Note  that each line starting with "~h" represents the start of a statistical description of a hmm for a particular phone.

You can do this for Italian, and for most other languages.



to create an Italian acoustic model:

- create an Italian phone set,
- create an Italian pronunciation dictionary for the words in your training set,
- generate acoustic models using the process described in the VoxForge Tutorial.

This will allow you to create monophone acoustic models (up to step 8). 

To create tied-state triphone acoustic models, you will need to create 'questions' (see the tree.hed script in step 10).  I just used the one included with the HTK toolkit, and am not familiar with creating one for another language.

Hope this helps,



Re: Italian Language
User: nsh
Date: 7/22/2007 3:26 pm
Views: 383
Rating: 38

And, btw, Italian phoneset and dictionary they are both available from Italian festival project:

 of course they are synthesis-oriented, but for beginning it's not a big dial.


Re: Italian Language
User: Manuel
Date: 7/30/2007 8:24 am
Views: 430
Rating: 47

>First of all you need a large collection of Italian texts (100 Mb for example). Do you have such a big collection?

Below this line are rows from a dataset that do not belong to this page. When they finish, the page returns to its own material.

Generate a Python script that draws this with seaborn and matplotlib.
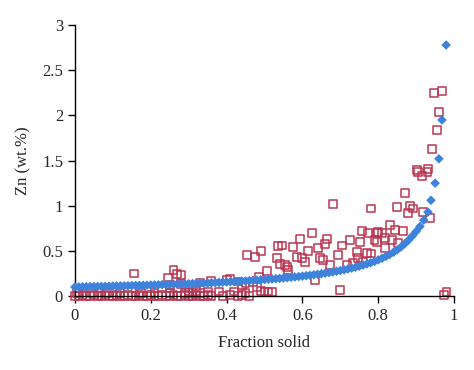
import numpy as np
import pandas as pd
import matplotlib
matplotlib.use("Agg")
import matplotlib.pyplot as plt
import seaborn as sns

# Scheil curve (blue diamonds)
scheil_fs = [0.00, 0.01, 0.02, 0.03, 0.04, 0.05, 0.06, 0.07, 0.08, 0.09,
             0.10, 0.11, 0.12, 0.13, 0.14, 0.15, 0.16, 0.17, 0.18, 0.19,
             0.20, 0.21, 0.22, 0.23, 0.24, 0.25, 0.26, 0.27, 0.28, 0.29,
             0.30, 0.31, 0.32, 0.33, 0.34, 0.35, 0.36, 0.37, 0.38, 0.39,
             0.40, 0.41, 0.42, 0.43, 0.44, 0.45, 0.46, 0.47, 0.48, 0.49,
             0.50, 0.51, 0.52, 0.53, 0.54, 0.55, 0.56, 0.57, 0.58, 0.59,
             0.60, 0.61, 0.62, 0.63, 0.64, 0.65, 0.66, 0.67, 0.68, 0.69,
             0.70, 0.71, 0.72, 0.73, 0.74, 0.75, 0.76, 0.77, 0.78, 0.79,
             0.80, 0.81, 0.82, 0.83, 0.84, 0.85, 0.86, 0.87, 0.88, 0.89,
             0.90, 0.91, 0.92, 0.931, 0.939, 0.95, 0.96, 0.968, 0.979]
scheil_zn = [0.100, 0.101, 0.102, 0.103, 0.104, 0.105, 0.106, 0.106, 0.107, 0.109,
             0.110, 0.111, 0.112, 0.113, 0.114, 0.115, 0.116, 0.117, 0.119, 0.120,
             0.121, 0.123, 0.124, 0.125, 0.127, 0.128, 0.130, 0.131, 0.133, 0.134,
             0.136, 0.138, 0.139, 0.141, 0.143, 0.145, 0.147, 0.149, 0.151, 0.153,
             0.155, 0.158, 0.160, 0.162, 0.165, 0.167, 0.170, 0.173, 0.176, 0.179,
             0.182, 0.185, 0.188, 0.192, 0.195, 0.199, 0.203, 0.207, 0.211, 0.216,
             0.220, 0.225, 0.230, 0.235, 0.241, 0.247, 0.253, 0.260, 0.267, 0.274,
             0.282, 0.290, 0.299, 0.309, 0.319, 0.330, 0.342, 0.355, 0.368, 0.383,
             0.400, 0.418, 0.438, 0.460, 0.484, 0.512, 0.543, 0.579, 0.620, 0.665,
             0.715, 0.770, 0.840, 0.93, 1.06, 1.25, 1.52, 1.95, 2.78]

# measured points (red open squares)
meas_fs = [0.00, 0.01, 0.02, 0.03, 0.04, 0.05, 0.06, 0.07, 0.08, 0.09,
           0.10, 0.11, 0.12, 0.13, 0.14, 0.15, 0.16, 0.17, 0.18, 0.19,
           0.20, 0.21, 0.22, 0.23, 0.24, 0.25, 0.26, 0.27, 0.28, 0.29,
           0.30, 0.31, 0.32, 0.33, 0.34, 0.35, 0.36, 0.39, 0.41, 0.43,
           0.44, 0.46,
           0.005, 0.045, 0.085, 0.12, 0.175, 0.21, 0.25, 0.29, 0.31, 0.33,
           0.30, 0.32, 0.35, 0.38, 0.42, 0.45, 0.49, 0.51, 0.52, 0.48, 0.50,
           0.40, 0.41, 0.36, 0.33, 0.28, 0.25, 0.45, 0.43, 0.47, 0.44,
           0.156, 0.26, 0.27, 0.245, 0.454, 0.475, 0.536, 0.49, 0.533, 0.54,
           0.507, 0.486, 0.28, 0.56,
           0.68, 0.78, 0.625, 0.665, 0.594, 0.757, 0.773, 0.797, 0.726, 0.752,
           0.705, 0.66, 0.64, 0.615, 0.575, 0.546, 0.586, 0.60, 0.607, 0.646,
           0.654, 0.694, 0.744, 0.77, 0.747, 0.76, 0.718, 0.733, 0.673, 0.554,
           0.562, 0.633, 0.70, 0.797,
           0.871, 0.85, 0.884, 0.892, 0.879, 0.918, 0.937, 0.83, 0.845, 0.866,
           0.80, 0.81, 0.818, 0.79, 0.836, 0.852, 0.818, 0.78, 0.974, 0.98,
           0.905, 0.916, 0.93, 0.947, 0.968, 0.96, 0.955, 0.942, 0.902, 0.931]
meas_zn = [0.00, 0.00, 0.01, 0.00, 0.00, 0.01, 0.00, 0.00, 0.01, 0.00,
           0.00, 0.01, 0.00, 0.00, 0.01, 0.00, 0.00, 0.01, 0.00, 0.00,
           0.01, 0.00, 0.00, 0.01, 0.00, 0.00, 0.01, 0.00, 0.00, 0.01,
           0.00, 0.00, 0.01, 0.00, 0.00, 0.01, 0.00, 0.00, 0.01, 0.00,
           0.01, 0.00,
           0.03, 0.03, 0.03, 0.03, 0.03, 0.03, 0.03, 0.03, 0.03, 0.03,
           0.05, 0.06, 0.04, 0.05, 0.05, 0.03, 0.06, 0.05, 0.04, 0.10, 0.04,
           0.18, 0.19, 0.17, 0.15, 0.13, 0.12, 0.14, 0.16, 0.15, 0.12,
           0.25, 0.29, 0.24, 0.20, 0.45, 0.43, 0.55, 0.50, 0.42, 0.35,
           0.28, 0.21, 0.23, 0.32,
           1.02, 0.97, 0.70, 0.63, 0.63, 0.72, 0.70, 0.70, 0.62, 0.60,
           0.56, 0.58, 0.53, 0.50, 0.54, 0.56, 0.43, 0.42, 0.38, 0.42,
           0.40, 0.45, 0.49, 0.48, 0.42, 0.38, 0.34, 0.37, 0.34, 0.34,
           0.29, 0.18, 0.07, 0.60,
           1.14, 0.99, 1.00, 0.97, 0.92, 0.93, 0.86, 0.79, 0.73, 0.72,
           0.71, 0.70, 0.64, 0.62, 0.62, 0.59, 0.53, 0.47, 0.01, 0.04,
           1.37, 1.33, 1.37, 2.25, 2.27, 2.04, 1.84, 1.63, 1.40, 1.41]

sns.set_style("ticks")
plt.rcParams['font.family'] = ['Liberation Serif', 'DejaVu Serif']

meas = pd.DataFrame({"fs": meas_fs, "zn": meas_zn})
scheil = pd.DataFrame({"fs": scheil_fs, "zn": scheil_zn})

fig = plt.figure(figsize=(4.74, 3.70), dpi=100)
ax = fig.add_axes([0.158, 0.2, 0.8, 0.732])

sns.scatterplot(data=meas, x="fs", y="zn", marker="s", s=32,
                facecolor="none", edgecolor="#ba3550", linewidth=1.1,
                ax=ax, zorder=2)
sns.scatterplot(data=scheil, x="fs", y="zn", marker="D", s=24,
                color="#3d83dc", edgecolor="none", ax=ax, zorder=3)

ax.set_xlim(0, 1)
ax.set_ylim(0, 3)
ax.set_xticks([0, 0.2, 0.4, 0.6, 0.8, 1])
ax.set_xticklabels(["0", "0.2", "0.4", "0.6", "0.8", "1"])
ax.set_yticks([0, 0.5, 1, 1.5, 2, 2.5, 3])
ax.set_yticklabels(["0", "0.5", "1", "1.5", "2", "2.5", "3"])
ax.set_xlabel("Fraction solid", fontsize=12, labelpad=8)
ax.set_ylabel("Zn (wt.%)", fontsize=12, labelpad=8)
ax.tick_params(direction="out", length=5, width=1, labelsize=12, color="black")
for sp in ["top", "right"]:
    ax.spines[sp].set_visible(False)
for sp in ["left", "bottom"]:
    ax.spines[sp].set_color("black")
    ax.spines[sp].set_linewidth(1)
ax.collections[0].set_clip_on(False)
ax.collections[1].set_clip_on(False)

fig.savefig("out.png", dpi=100)
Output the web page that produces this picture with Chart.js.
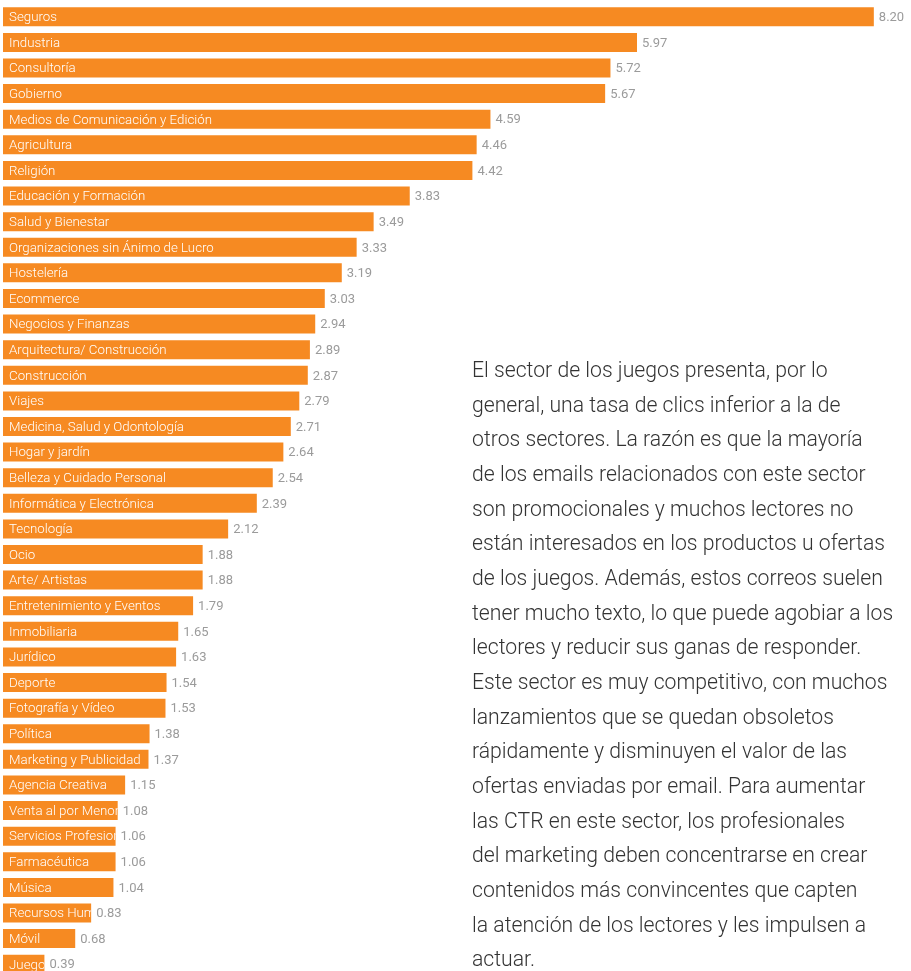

What do you mean exactly for italian texts?

Can I find it on Festival Project's web site?



Re: Italian Language
User: nsh
Date: 7/30/2007 9:47 am
Views: 424
Rating: 38

Texts are just texts: books, newspapers and so on. In theory they should be free but copyrighted texts are also acceptable. They are required to build language model but it's only required for decoding not for training.

Once you'll have text put them somewhere so I can download them.

To be honest for me it seems easier to train sphinx model than htk one, probably Ken will correct me. So if you'll install sphinx3 and Sphinxtrain I can help you with Italian setup. We have a dictionary and a phoneset. You just need to record small text (say, 200 utterances in wav files). We'll build acoustic model then.